Vaccini Covid agli over 80: solo il 15% ha ricevuto le due dosi
di Margherita De Bac e Lorenzo Salvia
Il segreto è, in parte, nell’accoglienza. All’istituto Spallanzani di Roma, maggiore riferimento per le malattie in città e a livello nazionale, anziani e fragili sono coccolati. Fiori e panchine lungo il percorso che conduce al padiglione della Primula, simbolo della campagna anti Covid, all’interno musica, riscaldamento, personale selezionato e gentile, non c’è attesa. «Domani inauguriamo il percorso per i non vedenti — racconta Francesco Vaia, direttore sanitario —. Una volta arrivati al cancello d’ingresso, vengono accompagnati da un addetto alla sicurezza fino alla postazione medica e qui presi in carico da personale dedicato. Il passaparola ha fatto il resto. C’è grande richiesta». Secondo la tabella aggiornata ogni giorno dalla Fondazione Gimbe, il Lazio è al quarto posto in Italia per percentuale di over 80 che hanno completato il ciclo con il richiamo(22,8%), quindi che sono immunizzati del tutto.

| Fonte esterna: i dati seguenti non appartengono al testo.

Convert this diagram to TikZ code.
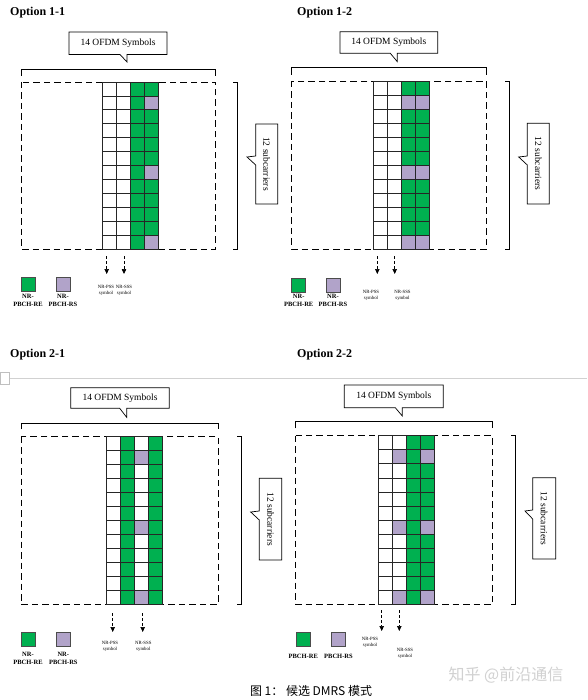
\documentclass[tikz,border=0pt]{standalone}
\usepackage{fontspec}
\setmainfont{Liberation Serif}
\newfontfamily\cjk{Noto Sans CJK SC}
\usetikzlibrary{arrows.meta}
\definecolor{pgreen}{HTML}{00B050}
\definecolor{ppurple}{HTML}{B1A3C9}
\tikzset{
  cellbox/.style={draw=black!85, line width=0.7pt},
  dashbox/.style={draw=black, line width=0.9pt, dash pattern=on 6.5pt off 4pt},
  bracket/.style={draw=black, line width=0.9pt},
  callout/.style={draw=black, line width=0.7pt, fill=white},
  calltext/.style={font=\fontsize{9.5}{10}\selectfont, inner sep=0pt},
  titletext/.style={font=\fontsize{12}{14}\selectfont\bfseries, anchor=west, inner sep=0pt},
  tinytext/.style={font=\fontsize{4.8}{6}\selectfont, align=center, inner sep=0pt},
  legtext/.style={font=\fontsize{6.5}{8}\selectfont\bfseries, align=center, inner sep=0pt},
  legsq/.style={draw=black!70, line width=0.6pt, minimum width=14pt, minimum height=14pt, inner sep=0pt},
  symarrow/.style={draw=black, line width=0.7pt, dash pattern=on 3pt off 2pt, -{Triangle[length=5pt,width=4.5pt]}},
}
% one column of 12 cells: x, ytop, row height, base colour, colour of rows 2,7,12
\newcommand{\gcol}[5]{%
  \foreach \r in {1,...,12}{%
    \def\fc{#4}%
    \ifnum\r=2 \def\fc{#5}\fi
    \ifnum\r=7 \def\fc{#5}\fi
    \ifnum\r=12 \def\fc{#5}\fi
    \path[cellbox, fill=\fc] (#1,{#2+(\r-1)*#3}) rectangle ++(14,#3);
  }}
% callout above: x1,y1,x2,y2,tipx,tipy
\newcommand{\topcall}[6]{%
  \path[callout] (#1,#2) -- (#3,#2) -- (#3,#4) -- (#5,#4) -- (#5,#6) -- ({#5-7},#4) -- (#1,#4) -- cycle;}
% callout at right: x1,y1,x2,y2,tipx,tipy
\newcommand{\sidecall}[6]{%
  \path[callout] (#1,#2) -- (#3,#2) -- (#3,#4) -- (#1,#4) -- (#1,{#6+8}) -- (#5,#6) -- (#1,{#6-1}) -- cycle;}
\begin{document}
\begin{tikzpicture}[x=1pt,y=-1pt]
\useasboundingbox (0,0) rectangle (587,700);
\fill[white] (0,0) rectangle (587,700);

% separator line and icon
\draw[black!18, line width=0.8pt] (9,378) -- (587,378);
\draw[black!25, line width=0.6pt] (0,372) rectangle (9,384);

%================ Option 1-1
\node[titletext] (t11) at (10,13) {Option 1-1};
\topcall{69}{32}{167}{54.5}{127}{62}
\node[calltext] (c11) at (118,43.2) {14 OFDM Symbols};
\draw[bracket] (21,76) -- (21,69) -- (215,69) -- (215,76);
\draw[dashbox] (21,82) rectangle (215,249);
\gcol{102.3}{82}{13.92}{white}{white}
\gcol{116.3}{82}{13.92}{white}{white}
\gcol{130.3}{82}{13.92}{pgreen}{pgreen}
\gcol{144.3}{82}{13.92}{pgreen}{ppurple}
\draw[bracket] (233,82) -- (237.7,82) -- (237.7,249) -- (233,249);
\sidecall{255.7}{124}{277.7}{204}{247}{157}
\node[calltext, rotate=-90] (s11) at (266.7,164) {12 subcarriers};
\coordinate (a11s) at (106.7,256); \coordinate (a11e) at (106.7,274);
\coordinate (b11s) at (124,256); \coordinate (b11e) at (124,274);
\draw[symarrow] (a11s) -- (a11e);
\draw[symarrow] (b11s) -- (b11e);
\node[tinytext] (p11) at (106,290.5) {NR-PSS\\symbol};
\node[tinytext] (q11) at (124,290.5) {NR-SSS\\symbol};
\node[legsq, fill=pgreen] (g11) at (28,284) {};
\node[legsq, fill=ppurple] (v11) at (63,284) {};
\node[legtext] (lg11) at (28,300) {NR-\\PBCH-RE};
\node[legtext] (lv11) at (63,300) {NR-\\PBCH-RS};

%================ Option 1-2
\node[titletext] (t12) at (297,13) {Option 1-2};
\topcall{340}{31.7}{437.7}{53.3}{397.3}{61.7}
\node[calltext] (c12) at (388.8,42.5) {14 OFDM Symbols};
\draw[bracket] (291,75) -- (291,67.7) -- (486.7,67.7) -- (486.7,75);
\draw[dashbox] (291,81) rectangle (486.7,249);
\gcol{373.3}{81}{14}{white}{white}
\gcol{387.3}{81}{14}{white}{white}
\gcol{401.3}{81}{14}{pgreen}{ppurple}
\gcol{415.3}{81}{14}{pgreen}{ppurple}
\draw[bracket] (505,81) -- (509.3,81) -- (509.3,249) -- (505,249);
\sidecall{527.3}{123.3}{549.3}{204}{518.7}{157}
\node[calltext, rotate=-90] (s12) at (538.3,163.6) {12 subcarriers};
\coordinate (a12s) at (377.3,256); \coordinate (a12e) at (377.3,274);
\coordinate (b12s) at (394.7,256); \coordinate (b12e) at (394.7,274);
\draw[symarrow] (a12s) -- (a12e);
\draw[symarrow] (b12s) -- (b12e);
\node[tinytext] (p12) at (371,295) {NR-PSS\\symbol};
\node[tinytext] (q12) at (402.5,295) {NR-SSS\\symbol};
\node[legsq, fill=pgreen] (g12) at (298.7,285) {};
\node[legsq, fill=ppurple] (v12) at (333,285) {};
\node[legtext] (lg12) at (298.7,300.5) {NR-\\PBCH-RE};
\node[legtext] (lv12) at (333,300.5) {NR-\\PBCH-RS};

%================ Option 2-1
\node[titletext] (t21) at (10,355) {Option 2-1};
\topcall{70.7}{387.7}{169.3}{408.3}{126.7}{417.3}
\node[calltext] (c21) at (120,398) {14 OFDM Symbols};
\draw[bracket] (21,429.3) -- (21,423.3) -- (218.3,423.3) -- (218.3,429.3);
\draw[dashbox] (21,436.7) rectangle (218.3,604.3);
\gcol{106.7}{436.7}{13.97}{white}{white}
\gcol{120.7}{436.7}{13.97}{pgreen}{pgreen}
\gcol{134.7}{436.7}{13.97}{white}{ppurple}
\gcol{148.7}{436.7}{13.97}{pgreen}{pgreen}
\draw[bracket] (237,436.7) -- (241,436.7) -- (241,604.3) -- (237,604.3);
\sidecall{259.3}{478.3}{281.7}{560}{250.7}{512}
\node[calltext, rotate=-90] (s21) at (270.5,519.2) {12 subcarriers};
\coordinate (a21s) at (112.7,613); \coordinate (a21e) at (112.7,632);
\coordinate (b21s) at (142.7,613); \coordinate (b21e) at (142.7,632);
\draw[symarrow] (a21s) -- (a21e);
\draw[symarrow] (b21s) -- (b21e);
\node[tinytext] (p21) at (110,646.7) {NR-PSS\\symbol};
\node[tinytext] (q21) at (143.3,646.7) {NR-SSS\\symbol};
\node[legsq, fill=pgreen] (g21) at (28,639.7) {};
\node[legsq, fill=ppurple] (v21) at (63.3,639.7) {};
\node[legtext] (lg21) at (28,658) {NR-\\PBCH-RE};
\node[legtext] (lv21) at (63.3,658) {NR-\\PBCH-RS};

%================ Option 2-2
\node[titletext] (t22) at (297,355) {Option 2-2};
\topcall{344.3}{385}{443.3}{407.7}{402.3}{416}
\node[calltext] (c22) at (393.8,396.3) {14 OFDM Symbols};
\draw[bracket] (295.7,428.3) -- (295.7,421.7) -- (492.3,421.7) -- (492.3,428.3);
\draw[dashbox] (295.7,435.7) rectangle (492.3,604.3);
\gcol{378.3}{435.7}{14.05}{white}{white}
\gcol{392.3}{435.7}{14.05}{white}{ppurple}
\gcol{406.3}{435.7}{14.05}{pgreen}{pgreen}
\gcol{420.3}{435.7}{14.05}{pgreen}{ppurple}
\draw[bracket] (511,435.7) -- (515.7,435.7) -- (515.7,604.3) -- (511,604.3);
\sidecall{532.7}{477.7}{555.7}{559}{525}{511}
\node[calltext, rotate=-90] (s22) at (544.2,518.3) {12 subcarriers};
\coordinate (a22s) at (381.7,610); \coordinate (a22e) at (381.7,631);
\coordinate (b22s) at (399.3,610); \coordinate (b22e) at (399.3,631);
\draw[symarrow] (a22s) -- (a22e);
\draw[symarrow] (b22s) -- (b22e);
\node[tinytext] (p22) at (370,642.5) {NR-PSS\\symbol};
\node[tinytext] (q22) at (405,653.5) {NR-SSS\\symbol};
\node[legsq, fill=pgreen] (g22) at (302.8,639.7) {};
\node[legsq, fill=ppurple] (v22) at (337.8,639.7) {};
\node[legtext] (lg22) at (303.3,656.7) {PBCH-RE};
\node[legtext] (lv22) at (338.5,656.7) {PBCH-RS};

%================ caption and watermark
\node[font=\cjk\fontsize{12}{14}\selectfont, inner sep=0pt] (cap) at (311,690.5) {图 1： 候选 DMRS 模式};
\node[font=\cjk\fontsize{16}{18}\selectfont, text=black!18, inner sep=0pt] (wm) at (506,675.5) {知乎 @前沿通信};
\end{tikzpicture}
\end{document}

Un altro 27,6% ha ricevuto la prima dose di Pfizer-Biontech e Moderna, i due preparati indicati per le categorie dei fragili. L’assessore alla Salute Alessio D’Amato vede vicina la meta: 290.000 anziani hanno fatto la profilassi con almeno una dose oltre quelli ricoverati nelle Residenze sanitarie assistenziali (Rsa) e raggiunti a casa.
Solo la metà
La media nazionale però è insoddisfacente. Appena il 14,7% degli ultra 80enni è immunizzato al completo, il 28,2% si trova a metà del percorso, col primo inoculo. In pratica meno della metà della popolazione più in avanti con gli anni, a più alto rischio di ricovero e di morte (4.442.000) ha avuto l’iniezione. Quasi ultimata invece la fase nelle Rsa dove moltissimi sono stati protetti: l’89,1% degli ospiti (507.912). La differenza tra Regioni è abissale, a prescindere dalla posizione geografica nord-sud. Secondo il piano originale presentato in Parlamento dal ministro Speranza il 2 dicembre e poi aggiornato sulla base delle pessime notizie di mancata consegna dei vaccini, gli anziani avrebbero dovuto essere messi al riparo dal Sars-CoV-2 entro febbraio, scadenza poi slittata a fine marzo per le note difficoltà di approvvigionamento di materia prima. Ora il traguardo scivola a fine aprile, o addirittura a maggio quando sarà scattata la campagna di massa. Il beneficio a livello di riduzione di mortalità nella categoria anziani è fermo su piccoli numeri e comunque non è stato rilevato.
Gli imbucati
Ma c’è soltanto questo, il taglio degli ordinativi, dietro il fenomeno della lentezza con cui la fascia più debole della popolazione sta ancora aspettando la «fialetta»? Non ne è convinto Nino Cartabellotta, fondatore di Gimbe: «Purtroppo all’inizio della campagna vaccinale, che indicava come priorità 1.404.000 operatori sanitari e sociosanitari, parte delle dosi allora disponibili sono finite a persone che non ne avevano diritto. Mi riferisco a dipendenti amministrativi che non avevano contatto né con malati né col pubblico e che quindi anche per l’età non avrebbero dovuto avere la precedenza. Possiamo calcolare che gli imbucati siano stati il 16%. Non dico che sia stata un’operazione in malafede. Eravamo in una fase in cui le aziende farmaceutiche non avevano comunicato i tagli e non si prevedeva ci sarebbero state difficoltà di scorte. Sembrava che ci fosse disponibilità».